L’étude randomisée de phase III nommée MARS2 a enrôlé 335 patients et a été publiée l’an dernier dans Lancet Respiratory Medicine. MARS2 a comparé la chimiothérapie seule a la chimiothérapie préopératoire (2 cycles) suivie de pleurectomie / décortication élargie et éventuellement 4 cycles de chimiothérapie adjuvante. Cette étude a fait grand bruit, car à nouveau, la chirurgie n’a non seulement pas augmenté la survie médiane (19,3 versus 24,8 mois), mais augmentait considérablement le risque de décès précoce et diminuait la qualité de vie. Il faut dire que la mortalité chirurgicale a 90 jours était de 8,9%, un chiffre très élevé et jamais rapporté par les centres spécialisés pour cette intervention chirurgicale dans les vingt dernières années.

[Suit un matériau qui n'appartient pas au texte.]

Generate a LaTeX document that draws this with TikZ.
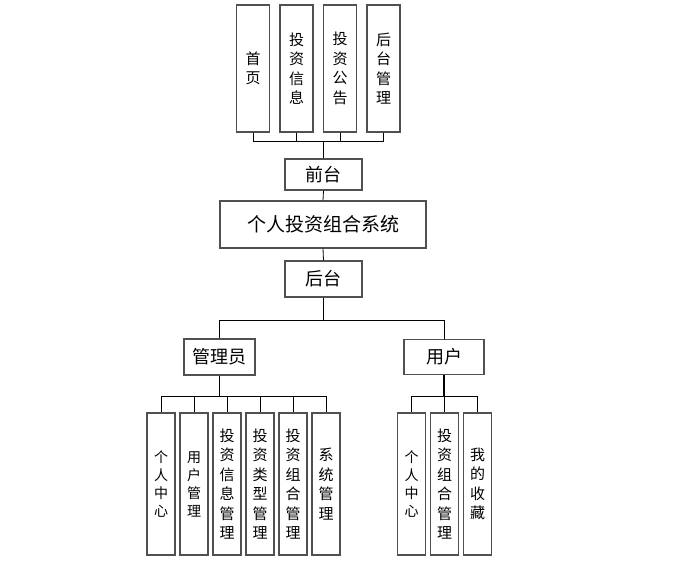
\documentclass[tikz,border=0pt]{standalone}
\usepackage{fontspec}
\newfontfamily\cjk{Noto Sans CJK SC}

\definecolor{BoxLine}{HTML}{505050}
\definecolor{Wire}{HTML}{000000}

\tikzstyle{box}=[draw=BoxLine, line width=1.1pt, inner sep=0pt, align=center]
\tikzstyle{vbox}=[box, font=\cjk\fontsize{15pt}{19.5pt}\selectfont]
\tikzstyle{vbox-small}=[box, font=\cjk\fontsize{14pt}{18pt}\selectfont]
\tikzstyle{hbox}=[box, font=\cjk\fontsize{18pt}{20pt}\selectfont]
\tikzstyle{wire}=[draw=Wire, line width=0.8pt]

\begin{document}
\begin{tikzpicture}[x=1pt, y=-1pt]
      \useasboundingbox (0,0) rectangle (680,564);

      % front end pages
      \node (nav-1) at (253,68.5) [vbox, minimum width=33pt, minimum height=127pt] {首\\页};
      \node (nav-2) at (296.5,68.5) [vbox, minimum width=33pt, minimum height=127pt] {投\\资\\信\\息};
      \node (nav-3) at (340,68.5) [vbox, minimum width=33pt, minimum height=127pt] {投\\资\\公\\告};
      \node (nav-4) at (383.5,68.5) [vbox, minimum width=33pt, minimum height=127pt] {后\\台\\管\\理};
      \coordinate (nav-bus) at (323.5,141);

      \node (front) at (323.5,174.5) [hbox, minimum width=77pt, minimum height=31pt] {前台};
      \node (system) at (323,224.5) [hbox, font=\cjk\fontsize{19pt}{20pt}\selectfont, minimum width=206pt, minimum height=47pt] {个人投资组合系统};
      \node (back) at (323.5,279) [hbox, minimum width=77pt, minimum height=36pt] {后台};
      \coordinate (back-bus) at (323.5,320);

      \node (admin) at (219.5,357) [hbox, minimum width=71pt, minimum height=36pt] {管理员};
      \node (user) at (444,357) [hbox, minimum width=80pt, minimum height=35pt] {用户};
      \coordinate (admin-bus) at (219.5,396);
      \coordinate (user-bus) at (444,396);

      % admin functions
      \node (admin-1) at (161,484) [vbox-small, minimum width=28pt, minimum height=142pt] {个\\人\\中\\心};
      \node (admin-2) at (194,484) [vbox-small, minimum width=28pt, minimum height=142pt] {用\\户\\管\\理};
      \node (admin-3) at (227,484) [vbox, minimum width=28pt, minimum height=142pt] {投\\资\\信\\息\\管\\理};
      \node (admin-4) at (260,484) [vbox, minimum width=28pt, minimum height=142pt] {投\\资\\类\\型\\管\\理};
      \node (admin-5) at (293,484) [vbox, minimum width=28pt, minimum height=142pt] {投\\资\\组\\合\\管\\理};
      \node (admin-6) at (326,484) [vbox, minimum width=28pt, minimum height=142pt] {系\\统\\管\\理};

      % user functions
      \node (user-1) at (411.5,484) [vbox-small, minimum width=28pt, minimum height=142pt] {个\\人\\中\\心};
      \node (user-2) at (444.5,484) [vbox, minimum width=28pt, minimum height=142pt] {投\\资\\组\\合\\管\\理};
      \node (user-3) at (477.5,484) [vbox, minimum width=28pt, minimum height=142pt] {我\\的\\收\\藏};

      \foreach \i in {1,...,4} \draw [wire] (nav-\i.south) |- (nav-bus);
      \draw [wire, line width=1.6pt] (nav-bus) -- (front.north);
      \draw [wire] (front.south) -- (system.north);
      \draw [wire] (system.south) -- (back.north);
      \draw [wire, line width=1.2pt] (back.south) -- (back-bus);
      \draw [wire] (back-bus) -| (admin.north);
      \draw [wire] (back-bus) -| (user.north);
      \draw [wire, line width=1.2pt] (admin.south) -- (admin-bus);
      \draw [wire, line width=1.2pt] (user.south) -- (user-bus);
      \foreach \i in {1,...,6} \draw [wire] (admin-bus) -| (admin-\i.north);
      \foreach \i in {1,...,3} \draw [wire] (user-bus) -| (user-\i.north);
    \end{tikzpicture}
\end{document}
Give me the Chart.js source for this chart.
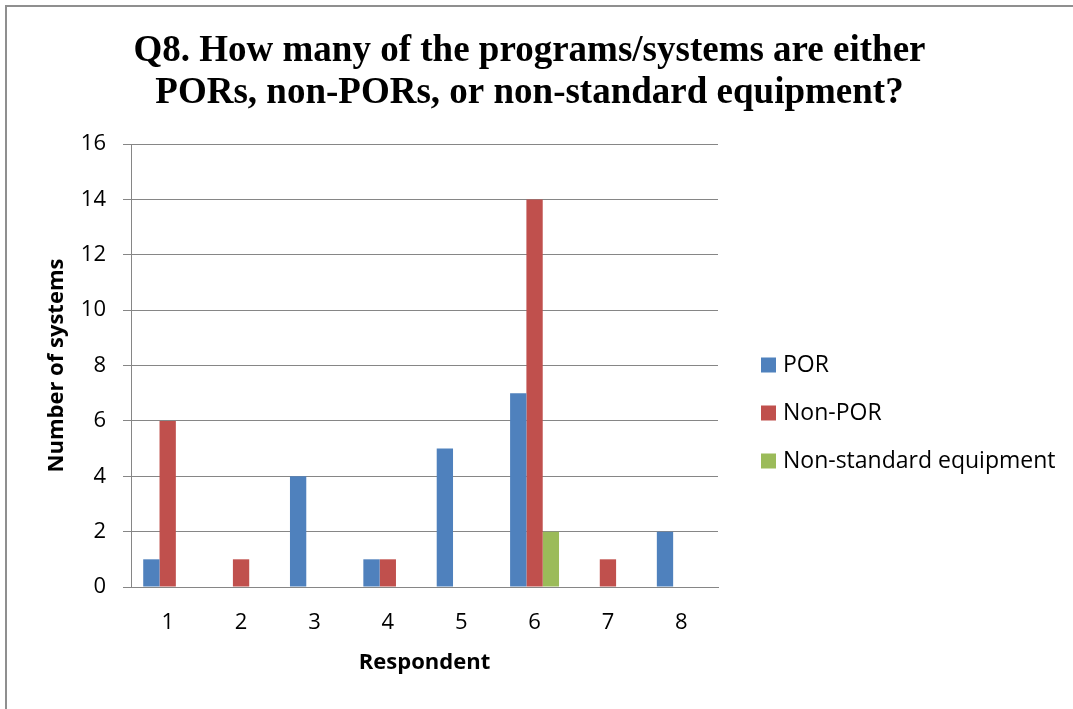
<!DOCTYPE html>
<html><head><meta charset="utf-8">
<script src="https://cdn.jsdelivr.net/npm/chart.js@4.4.1/dist/chart.umd.min.js"></script>
<style>
html,body{margin:0;padding:0;background:#fff;overflow:hidden;width:1073px;height:709px;}
#frame{position:absolute;left:5px;top:5px;width:1200px;height:900px;border-left:2px solid #8f8f8f;border-top:2px solid #8f8f8f;}
canvas{position:absolute;left:0;top:0;}
</style></head><body>
<div id="frame"></div>
<canvas id="c" width="1073" height="709"></canvas>
<script>
const titleLines = ['Q8. How many of the programs/systems are either', 'PORs, non-PORs, or non-standard equipment?'];
const categories = ['1', '2', '3', '4', '5', '6', '7', '8'];
const seriesNames = ['POR', 'Non-POR', 'Non-standard equipment'];
const porValues = [1, 0, 4, 1, 5, 7, 0, 2];
const nonPorValues = [6, 1, 0, 1, 0, 14, 1, 0];
const nonStdValues = [0, 0, 0, 0, 0, 2, 0, 0];
const yMin = 0, yMax = 16, yStep = 2;
const xTitle = 'Respondent';
const yTitle = 'Number of systems';

const GRID = '#868686';
const SANS = '"Open Sans", "Liberation Sans", sans-serif';

const sideLegend = {
  id: 'sideLegend',
  afterDraw(chart) {
    const ctx = chart.ctx;
    ctx.save();
    ctx.font = '23px ' + SANS;
    ctx.textBaseline = 'alphabetic';
    ctx.textAlign = 'left';
    chart.data.datasets.forEach((ds, i) => {
      const base = 372 + i * 48;
      ctx.fillStyle = ds.backgroundColor;
      ctx.fillRect(761, base - 14.5, 15, 15);
      ctx.fillStyle = '#000';
      ctx.fillText(ds.label, 783, base);
    });
    ctx.restore();
  }
};

new Chart(document.getElementById('c'), {
  type: 'bar',
  data: {
    labels: categories,
    datasets: [
      { label: seriesNames[0], data: porValues, backgroundColor: '#4F81BD' },
      { label: seriesNames[1], data: nonPorValues, backgroundColor: '#C0504D' },
      { label: seriesNames[2], data: nonStdValues, backgroundColor: '#9BBB59' }
    ]
  },
  options: {
    responsive: false,
    animation: false,
    devicePixelRatio: 1,
    layout: { padding: { left: 0, top: 0, bottom: 0, right: 14 } },
    datasets: { bar: { categoryPercentage: 0.667, barPercentage: 1 } },
    plugins: {
      legend: { display: false },
      tooltip: { enabled: false },
      title: {
        display: true,
        text: titleLines,
        color: '#000',
        font: { family: '"Liberation Serif", "Times New Roman", serif', size: 37, weight: 'bold', lineHeight: 42 / 37 },
        padding: { top: 30.5, bottom: 29.5 }
      }
    },
    scales: {
      x: {
        grid: { display: false },
        border: { display: true, color: GRID, width: 1 },
        ticks: { font: { family: SANS, size: 22 }, color: '#000', padding: 15 },
        title: { display: true, text: xTitle, color: '#000', font: { family: SANS, size: 22, weight: 'bold' }, padding: { top: 0, bottom: 33.3 } },
        afterFit(s) { s.height = 122; }
      },
      y: {
        min: yMin, max: yMax,
        ticks: { stepSize: yStep, font: { family: SANS, size: 22 }, color: '#000', padding: 17 },
        grid: { color: GRID, lineWidth: 1, tickLength: 8, drawTicks: true },
        border: { display: true, color: GRID, width: 1 },
        title: { display: true, text: yTitle, color: '#000', font: { family: SANS, size: 22, weight: 'bold' }, padding: { top: 43.3, bottom: 0 } },
        afterFit(s) { s.width = 131; }
      },
      legendSpace: {
        axis: 'y',
        position: 'right',
        display: true,
        grid: { display: false, drawTicks: false },
        border: { display: false },
        ticks: { display: false },
        afterFit(s) { s.width = 341; }
      }
    }
  },
  plugins: [sideLegend]
});
</script>
</body></html>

Les investigateurs ont indiqué avoir pêché par manque de sélection des patients, le staging tumoral étant incomplet chez de nombreux patients et l’opérabilité très discutable pour une intervention lourde. Seuls 39% des patients ont reçu la chimiothérapie adjuvante prévue après chirurgie. Près de 40% des patients traités par chimiothérapie seule ont reçu des traitements par immunothérapie ou chimiothérapie de seconde ligne ultérieurement pour contrôler leur cancer en progression, mais 20% seulement dans le groupe chirurgical. En outre, plusieurs autres problèmes de méthodologie statistique importants grevaient l’étude. Néanmoins, l’investigateur principal de l’étude, le Prof. Eric Lim, a déclaré que la chirurgie de cytoréduction n’apportait aucun bénéfice dans le traitement du mésothéliome pleural.
Quelques mois plus tard, le groupe thoracique de l’EORTC a publié dans l’European Respiratory Journal l’étude randomisée de phase II EORTC-L1205 ayant randomisé 69 patients pour pleurectomie / décortication avec chimiothérapie systémique préopératoire ou adjuvante (3 cycles). Les patients étaient la bien sélectionnés et a traitement et population égale, la mortalité chirurgicale était de 1,7% à 90 jours. La majorité des patients (81%) avaient reçu la chimiothérapie prévue en temps et en heure. La survie médiane était meilleure : 27 mois et 33,8 mois selon que la chirurgie était pratiquée avant ou près chimiothérapie. Dans les deux études, les taux de complications postopératoires était élevé et la durée médiane d’hospitalisation de 14 jours.
Au vu de toutes ces études, nous pensons que la sélection des patients, en particulier en utilisant en routine des biomarqueurs moléculaires et génomiques, l’imagerie avancée par TEP et scanner ou IRM thoracique, est fondamentale pour éviter des chirurgies lourdes et futiles. Les interventions chirurgicales devraient être réalisées uniquement par des chirurgiens thoraciques expérimentés dans des centres experts ayant un volume significatif et disposant d’unités de soins intensifs performantes, car les complications chirurgicales sont fréquentes et parfois graves. Les traitements systémiques par immunothérapie permettent d’obtenir des survies équivalentes au traitement multimodal chez les patients porteurs de mésothéliomes non-épithéliaux, et il semble donc logique de ne pas recommander de chirurgie de cytoréduction chez ces patients. Les patients porteurs de mésothéliomes épithélioïdes dont la tumeur semble extirpable en totalité devraient être adressés à un centre expert pour discussion en tumor board et évaluation.
Il est probable qu’une étude MARS3 (sélectionnant uniquement les mésothéliomes épithélioides pour pleurectomie /décortication avec préservation du diaphragme) voie le jour dans les années à venir et qu’elle permettra de répondre une fois pour toute à la question du rôle de la chirurgie de cytoréduction dans le mésothéliome pleural.